Les approches et les réalisations du programme sont désormais à disposition d’un plus large public, à travers une série d’ histoires(en anglais) consignées par des participant.e.s, et d’un document qui expose les stratégies des syndicats d’enseignants(en anglais) pour éliminer la violence basée sur le genre en milieu scolaire. Une augmentation alarmante des taux de violence basée sur le genre a été enregistrée dans toutes les régions lors des confinements imposés dans la plupart des pays pour ralentir les infections à la COVID-19. Alors que les écoles réouvrent, de très nombreux élèves et enseignant∙e∙s seront confronté∙e∙s à des traumatismes dus à des abus subis à l'intérieur ou à l'extérieur de la maison pendant la crise.

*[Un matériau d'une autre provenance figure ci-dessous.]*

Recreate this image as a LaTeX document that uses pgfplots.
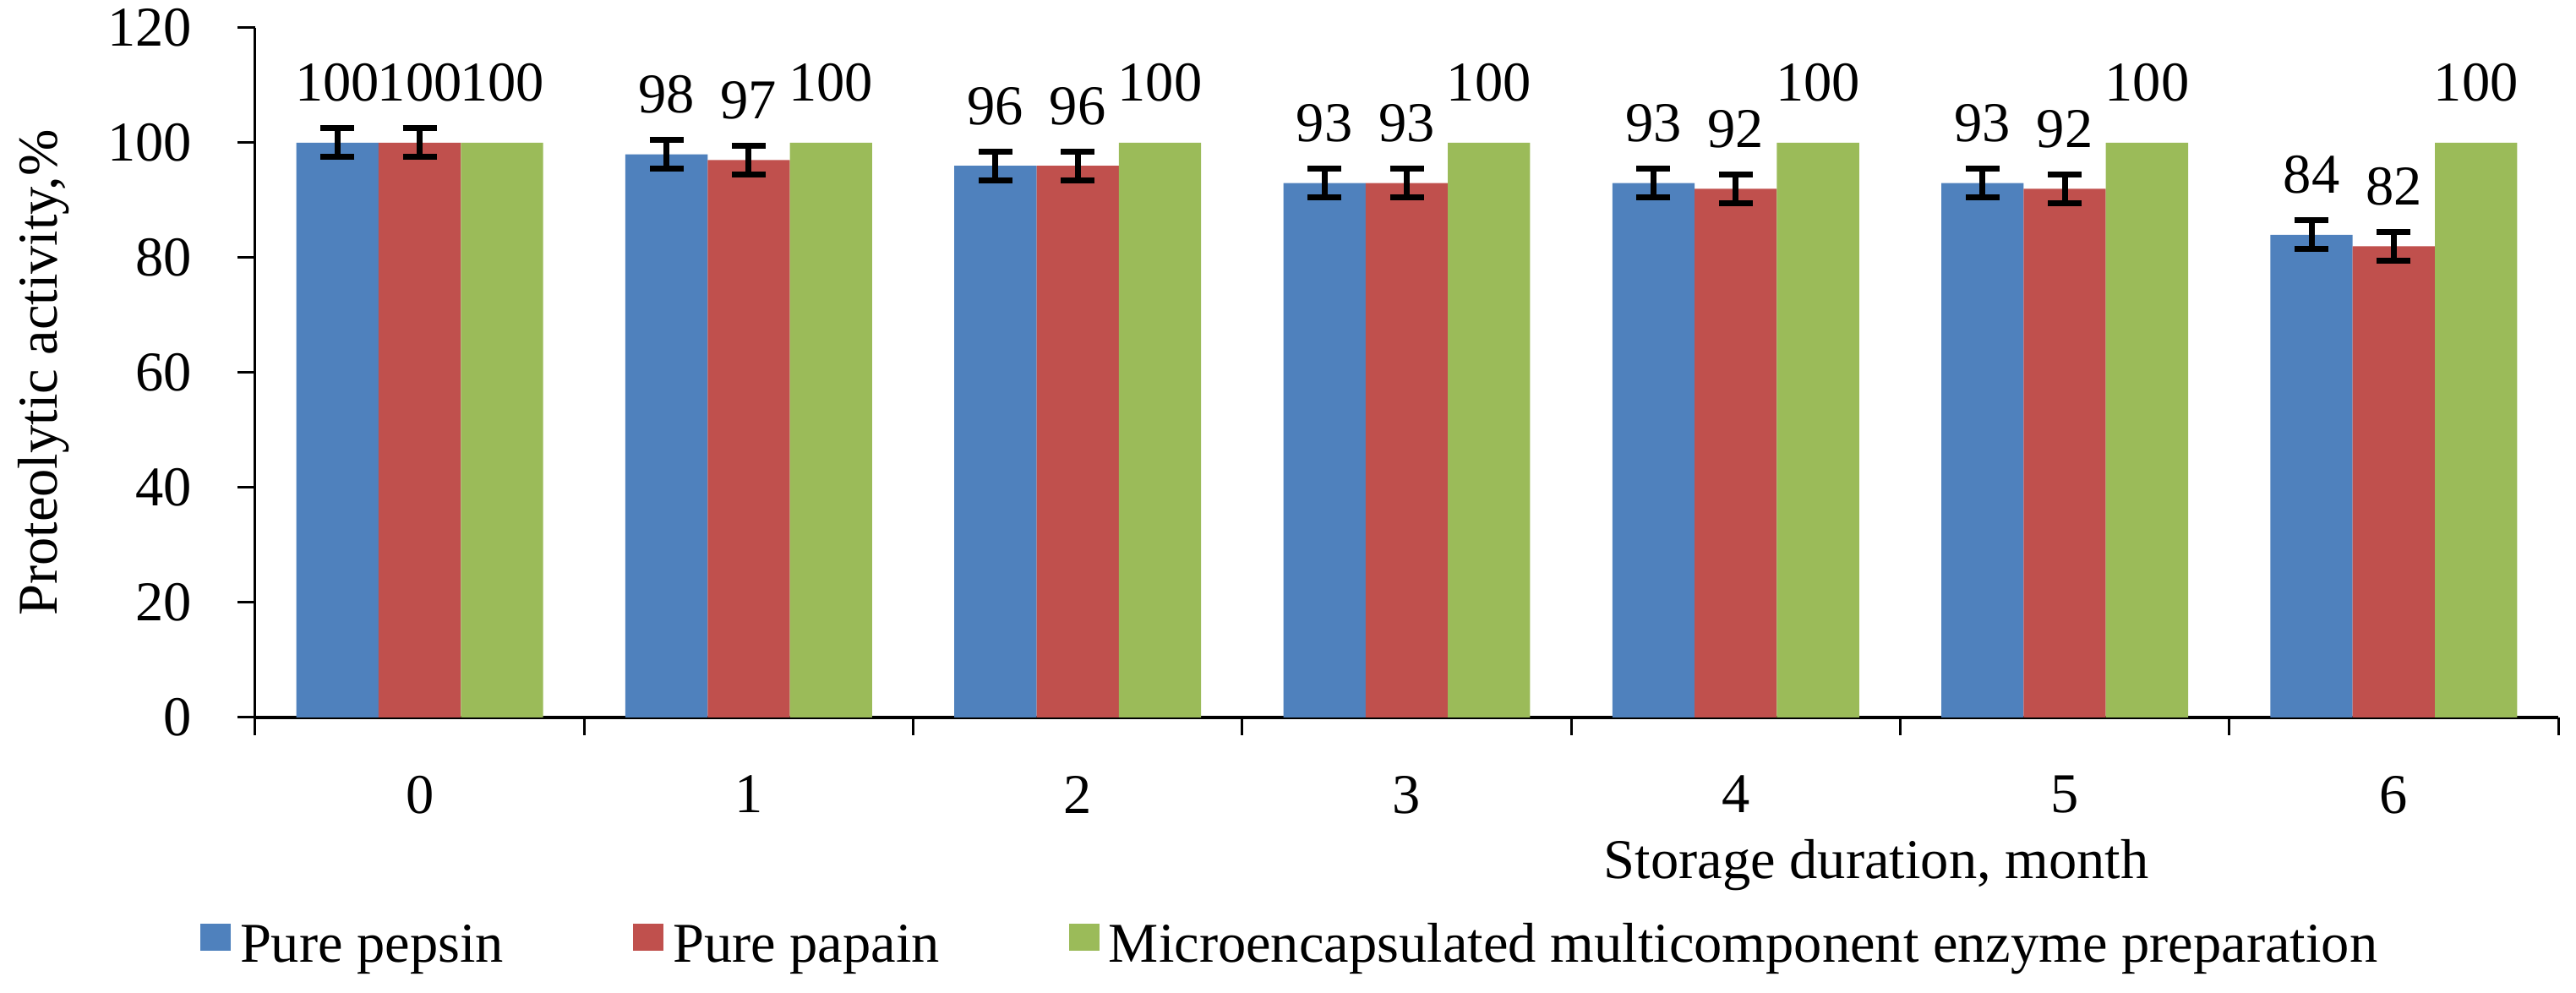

Les leçons, les outils et les stratégies du programme Les syndicats agissent n'ont jamais été plus nécessaires aux éducateur∙trice∙s et aux personnels de soutien à l'éducation.

Par ce partage de leurs expériences et de leurs visions, les dirigeant∙e∙s syndicaux∙ales et les membres, les enseignant∙e∙s et les personnels de soutien à l’éducation, et les organisations qui les soutiennent, souhaitent encourager d’autres personnes à poursuivre leur action dans un effort mondial, afin de créer des écoles et des institutions d’enseignement dénuées de toute violence fondée sur le genre.

Aujourd'hui plus que jamais, tous les efforts doivent être entrepris pour que chaque enfant soit en sécurité à l'école et puisse accéder à une éducation de qualité.

Le contenu et les avis exprimés dans ce blog sont ceux de son auteur et ne reflètent pas nécessairement la position officielle de l’Internationale de l’Education.